------ Excerpted records ------

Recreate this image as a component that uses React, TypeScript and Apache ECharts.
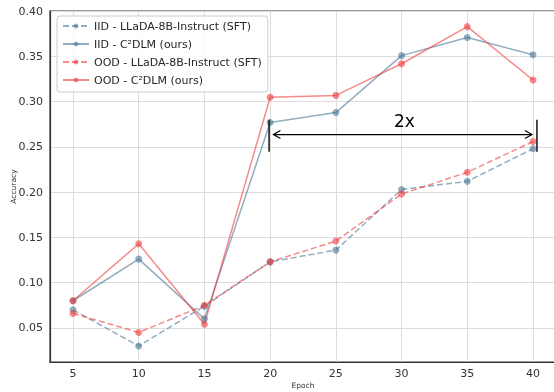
import React, { useEffect, useRef } from "react";
import * as echarts from "echarts";

const epochs = [5, 10, 15, 20, 25, 30, 35, 40];
const iidSft = [0.070, 0.030, 0.074, 0.123, 0.136, 0.203, 0.212, 0.248];
const iidOurs = [0.080, 0.126, 0.060, 0.277, 0.288, 0.351, 0.371, 0.352];
const oodSft = [0.066, 0.045, 0.075, 0.123, 0.146, 0.198, 0.222, 0.256];
const oodOurs = [0.080, 0.143, 0.054, 0.305, 0.307, 0.342, 0.383, 0.324];

const xTicks = [5, 10, 15, 20, 25, 30, 35, 40];
const yTicks = [0.05, 0.1, 0.15, 0.2, 0.25, 0.3, 0.35, 0.4];

const seriesNames = [
  "IID - LLaDA-8B-Instruct (SFT)",
  "IID - C\u00B2DLM (ours)",
  "OOD - LLaDA-8B-Instruct (SFT)",
  "OOD - C\u00B2DLM (ours)",
];

// annotation (data coordinates)
const annoLabel = "2x";
const annoTextPos = [30.22, 0.2786];
const arrowX = [20.25, 39.92];
const arrowY = 0.2637;
const barX = [19.92, 40.3];
const barY = [0.2448, 0.2802];

const BLUE = "#4a7796";
const RED = "#f03c3c";
const FONT = "DejaVu Sans";

export default function App() {
  const ref = useRef<HTMLDivElement>(null);
  useEffect(() => {
    if (!ref.current) return;
    const chart = echarts.init(ref.current, undefined, { renderer: "svg" });
    const mk = (name: string, data: number[], color: string, dashed: boolean) => ({
      name,
      type: "line",
      data: epochs.map((e, i) => [e, data[i]]),
      symbol: "circle",
      symbolSize: 7,
      showSymbol: true,
      itemStyle: { color, opacity: 0.6 },
      lineStyle: { color, width: 1.5, opacity: 0.6, type: dashed ? [6, 3] : "solid" },
      emphasis: { disabled: true },
    });
    chart.setOption({
      animation: false,
      textStyle: { fontFamily: FONT },
      grid: {
        left: 50,
        right: -2,
        top: 11,
        bottom: 30,
        containLabel: false,
        outerBoundsMode: "none",
        show: true,
        borderColor: "#333",
        borderWidth: 1.2,
        backgroundColor: "transparent",
      },
      legend: {
        orient: "vertical",
        left: 57,
        top: 16,
        padding: [4, 6, 6, 5],
        itemWidth: 26,
        itemHeight: 6,
        itemGap: 6,
        backgroundColor: "rgba(255,255,255,0.85)",
        borderColor: "#cccccc",
        borderWidth: 1,
        borderRadius: 3,
        textStyle: { fontFamily: FONT, fontSize: 11, color: "#262626", lineHeight: 12 },
        data: seriesNames,
      },
      xAxis: {
        type: "value",
        min: 3.25,
        max: 41.75,
        name: "Epoch",
        nameLocation: "middle",
        nameGap: 19,
        nameMoveOverlap: false,
        nameTextStyle: { fontFamily: FONT, fontSize: 7.5, color: "#333" },
        axisLine: { show: true, lineStyle: { color: "#333", width: 1.2 } },
        axisTick: { show: false, customValues: xTicks },
        axisLabel: {
          customValues: xTicks,
          fontFamily: FONT,
          fontSize: 11,
          color: "#333",
          margin: 6,
        },
        splitLine: { show: true, lineStyle: { color: "#dcdcdc", width: 1 } },
      },
      yAxis: {
        type: "value",
        min: 0.0123,
        max: 0.4003,
        name: "Accuracy",
        nameLocation: "middle",
        nameGap: 33,
        nameMoveOverlap: false,
        nameTextStyle: { fontFamily: FONT, fontSize: 7.5, color: "#333" },
        axisLine: { show: true, lineStyle: { color: "#333", width: 1.2 } },
        axisTick: { show: false, customValues: yTicks },
        axisLabel: {
          customValues: yTicks,
          formatter: (v: number) => v.toFixed(2),
          fontFamily: FONT,
          fontSize: 11,
          color: "#333",
          margin: 7,
        },
        splitLine: { show: true, lineStyle: { color: "#dcdcdc", width: 1 } },
      },
      series: [
        mk(seriesNames[0], iidSft, BLUE, true),
        mk(seriesNames[1], iidOurs, BLUE, false),
        mk(seriesNames[2], oodSft, RED, true),
        mk(seriesNames[3], oodOurs, RED, false),
      ],
    });

    const px = (x: number, y: number) => chart.convertToPixel({ gridIndex: 0 }, [x, y]) as number[];
    const a0 = px(arrowX[0], arrowY);
    const a1 = px(arrowX[1], arrowY);
    const bl0 = px(barX[0], barY[0]);
    const bl1 = px(barX[0], barY[1]);
    const br0 = px(barX[1], barY[0]);
    const br1 = px(barX[1], barY[1]);
    const tp = px(annoTextPos[0], annoTextPos[1]);
    const hl = 7;
    const hw = 4;
    const stroke = { stroke: "#000", lineWidth: 1.2, fill: "none" };
    chart.setOption({
      graphic: [
        { type: "line", shape: { x1: a0[0], y1: a0[1], x2: a1[0], y2: a1[1] }, style: stroke, z: 100 },
        {
          type: "polyline",
          shape: { points: [[a0[0] + hl, a0[1] - hw], [a0[0], a0[1]], [a0[0] + hl, a0[1] + hw]] },
          style: stroke,
          z: 100,
        },
        {
          type: "polyline",
          shape: { points: [[a1[0] - hl, a1[1] - hw], [a1[0], a1[1]], [a1[0] - hl, a1[1] + hw]] },
          style: stroke,
          z: 100,
        },
        { type: "line", shape: { x1: bl0[0], y1: bl0[1], x2: bl1[0], y2: bl1[1] }, style: { stroke: "#111", lineWidth: 1.5 }, z: 100 },
        { type: "line", shape: { x1: br0[0], y1: br0[1], x2: br1[0], y2: br1[1] }, style: { stroke: "#111", lineWidth: 1.5 }, z: 100 },
        {
          type: "text",
          x: tp[0],
          y: tp[1],
          style: { text: annoLabel, fontFamily: FONT, fontSize: 17, fill: "#000", align: "center", verticalAlign: "middle" },
          z: 100,
        },
      ],
    });
    return () => chart.dispose();
  }, []);
  return <div ref={ref} style={{ width: 554, height: 392, position: "fixed", left: 0, top: 0 }} />;
}
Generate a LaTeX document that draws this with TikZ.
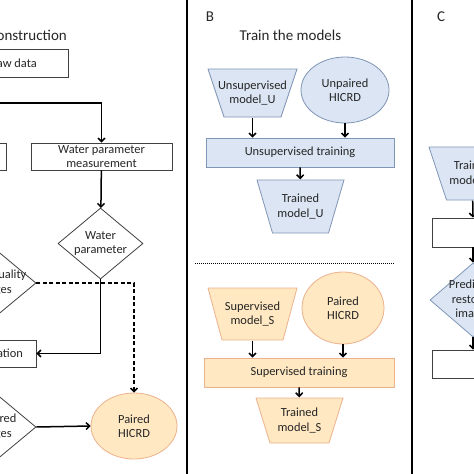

------

Stated problem: Copy every entry word for word, but omit the pictures.

Exercise output:
Recreate this image as a component that uses React, TypeScript and Apache ECharts.
import React, { useEffect, useRef } from "react";
import * as echarts from "echarts";

const epochs = [5, 10, 15, 20, 25, 30, 35, 40];
const iidSft = [0.070, 0.030, 0.074, 0.123, 0.136, 0.203, 0.212, 0.248];
const iidOurs = [0.080, 0.126, 0.060, 0.277, 0.288, 0.351, 0.371, 0.352];
const oodSft = [0.066, 0.045, 0.075, 0.123, 0.146, 0.198, 0.222, 0.256];
const oodOurs = [0.080, 0.143, 0.054, 0.305, 0.307, 0.342, 0.383, 0.324];

const xTicks = [5, 10, 15, 20, 25, 30, 35, 40];
const yTicks = [0.05, 0.1, 0.15, 0.2, 0.25, 0.3, 0.35, 0.4];

const seriesNames = [
  "IID - LLaDA-8B-Instruct (SFT)",
  "IID - C\u00B2DLM (ours)",
  "OOD - LLaDA-8B-Instruct (SFT)",
  "OOD - C\u00B2DLM (ours)",
];

// annotation (data coordinates)
const annoLabel = "2x";
const annoTextPos = [30.22, 0.2786];
const arrowX = [20.25, 39.92];
const arrowY = 0.2637;
const barX = [19.92, 40.3];
const barY = [0.2448, 0.2802];

const BLUE = "#4a7796";
const RED = "#f03c3c";
const FONT = "DejaVu Sans";

export default function App() {
  const ref = useRef<HTMLDivElement>(null);
  useEffect(() => {
    if (!ref.current) return;
    const chart = echarts.init(ref.current, undefined, { renderer: "svg" });
    const mk = (name: string, data: number[], color: string, dashed: boolean) => ({
      name,
      type: "line",
      data: epochs.map((e, i) => [e, data[i]]),
      symbol: "circle",
      symbolSize: 7,
      showSymbol: true,
      itemStyle: { color, opacity: 0.6 },
      lineStyle: { color, width: 1.5, opacity: 0.6, type: dashed ? [6, 3] : "solid" },
      emphasis: { disabled: true },
    });
    chart.setOption({
      animation: false,
      textStyle: { fontFamily: FONT },
      grid: {
        left: 50,
        right: -2,
        top: 11,
        bottom: 30,
        containLabel: false,
        outerBoundsMode: "none",
        show: true,
        borderColor: "#333",
        borderWidth: 1.2,
        backgroundColor: "transparent",
      },
      legend: {
        orient: "vertical",
        left: 57,
        top: 16,
        padding: [4, 6, 6, 5],
        itemWidth: 26,
        itemHeight: 6,
        itemGap: 6,
        backgroundColor: "rgba(255,255,255,0.85)",
        borderColor: "#cccccc",
        borderWidth: 1,
        borderRadius: 3,
        textStyle: { fontFamily: FONT, fontSize: 11, color: "#262626", lineHeight: 12 },
        data: seriesNames,
      },
      xAxis: {
        type: "value",
        min: 3.25,
        max: 41.75,
        name: "Epoch",
        nameLocation: "middle",
        nameGap: 19,
        nameMoveOverlap: false,
        nameTextStyle: { fontFamily: FONT, fontSize: 7.5, color: "#333" },
        axisLine: { show: true, lineStyle: { color: "#333", width: 1.2 } },
        axisTick: { show: false, customValues: xTicks },
        axisLabel: {
          customValues: xTicks,
          fontFamily: FONT,
          fontSize: 11,
          color: "#333",
          margin: 6,
        },
        splitLine: { show: true, lineStyle: { color: "#dcdcdc", width: 1 } },
      },
      yAxis: {
        type: "value",
        min: 0.0123,
        max: 0.4003,
        name: "Accuracy",
        nameLocation: "middle",
        nameGap: 33,
        nameMoveOverlap: false,
        nameTextStyle: { fontFamily: FONT, fontSize: 7.5, color: "#333" },
        axisLine: { show: true, lineStyle: { color: "#333", width: 1.2 } },
        axisTick: { show: false, customValues: yTicks },
        axisLabel: {
          customValues: yTicks,
          formatter: (v: number) => v.toFixed(2),
          fontFamily: FONT,
          fontSize: 11,
          color: "#333",
          margin: 7,
        },
        splitLine: { show: true, lineStyle: { color: "#dcdcdc", width: 1 } },
      },
      series: [
        mk(seriesNames[0], iidSft, BLUE, true),
        mk(seriesNames[1], iidOurs, BLUE, false),
        mk(seriesNames[2], oodSft, RED, true),
        mk(seriesNames[3], oodOurs, RED, false),
      ],
    });

    const px = (x: number, y: number) => chart.convertToPixel({ gridIndex: 0 }, [x, y]) as number[];
    const a0 = px(arrowX[0], arrowY);
    const a1 = px(arrowX[1], arrowY);
    const bl0 = px(barX[0], barY[0]);
    const bl1 = px(barX[0], barY[1]);
    const br0 = px(barX[1], barY[0]);
    const br1 = px(barX[1], barY[1]);
    const tp = px(annoTextPos[0], annoTextPos[1]);
    const hl = 7;
    const hw = 4;
    const stroke = { stroke: "#000", lineWidth: 1.2, fill: "none" };
    chart.setOption({
      graphic: [
        { type: "line", shape: { x1: a0[0], y1: a0[1], x2: a1[0], y2: a1[1] }, style: stroke, z: 100 },
        {
          type: "polyline",
          shape: { points: [[a0[0] + hl, a0[1] - hw], [a0[0], a0[1]], [a0[0] + hl, a0[1] + hw]] },
          style: stroke,
          z: 100,
        },
        {
          type: "polyline",
          shape: { points: [[a1[0] - hl, a1[1] - hw], [a1[0], a1[1]], [a1[0] - hl, a1[1] + hw]] },
          style: stroke,
          z: 100,
        },
        { type: "line", shape: { x1: bl0[0], y1: bl0[1], x2: bl1[0], y2: bl1[1] }, style: { stroke: "#111", lineWidth: 1.5 }, z: 100 },
        { type: "line", shape: { x1: br0[0], y1: br0[1], x2: br1[0], y2: br1[1] }, style: { stroke: "#111", lineWidth: 1.5 }, z: 100 },
        {
          type: "text",
          x: tp[0],
          y: tp[1],
          style: { text: annoLabel, fontFamily: FONT, fontSize: 17, fill: "#000", align: "center", verticalAlign: "middle" },
          z: 100,
        },
      ],
    });
    return () => chart.dispose();
  }, []);
  return <div ref={ref} style={{ width: 554, height: 392, position: "fixed", left: 0, top: 0 }} />;
}
Generate a LaTeX document that draws this with TikZ.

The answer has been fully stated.